Back in the 1970s, Woody Allen published three volumes of comic pieces that were ultimately collected as his Complete Prose. To measure Fey’s book against Allen’s is to realise how drastically the American mind has shrivelled over the intervening years. Allen’s range of reference was unapologetically wide. Dostoevsky, Kafka, Plato, Van Gogh, Yeats, Stravinsky, Gertrude Stein – many an Allen joke depended on your having at least a rough idea who such people were. When Fey drops an obscure name, it generally turns out to be some actor from a justly forgotten TV show. Larry Wilcox? Jon from CHiPs. Robert Wuhl? The guy from Arli$$. It’s moderately funny, once or twice, when a woman as smart as Fey conjures the name of some long-forgotten TV hack, or drops some gangsta catchphrase. But when she confines herself to the same tiny spectrum of American junk culture for the course of a whole book, you struggle for air. 

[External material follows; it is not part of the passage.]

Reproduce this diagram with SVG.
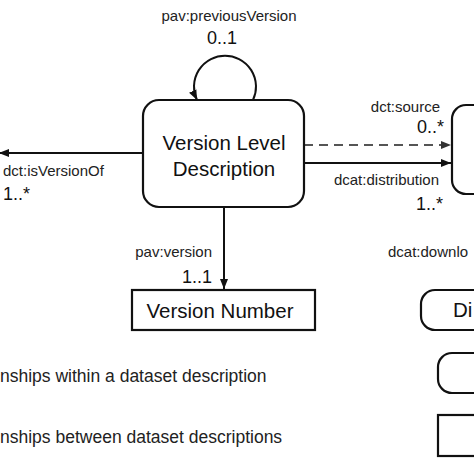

When Fey does risk a lone literary allusion – her cruise-ship chapter is entitled “My Honeymoon, or A Supposedly Fun Thing I’ll Never Do Again Either” – she adds a clanging footnote that epitomises the book’s weaknesses: “If you get this reference to David Foster Wallace’s 1997 collection of essays, consider yourself a member of the cultural elite. Why do you hate your country and flag so much?!” Fey’s deft touch deserts her here, as it does in so many parts of the book. She lets anger propel her beyond irony and into mere sarcasm. But we should probably cut her some slack on this one. America’s fools and philistines want her down there in the trenches of the culture wars, with them. The temptation to take the odd brutal crack at them must be awfully hard to resist.  

Fey got a six million dollar advance for this book. That is a fair whack. No doubt she felt obliged to deliver the kind of book that would earn the money back. But it isn’t much fun watching an intelligent writer pretend to be less smart than she really is. Writing for TV, Fey has never seemed to be in any doubt about what her audience wants. It wants her to write as sharply and dangerously as she possibly can. She doesn’t seem to think readers of this book will want the same thing. Reading Bossypants, you get a feeling you never get while watching 30 Rock: the feeling that you’re being written down to.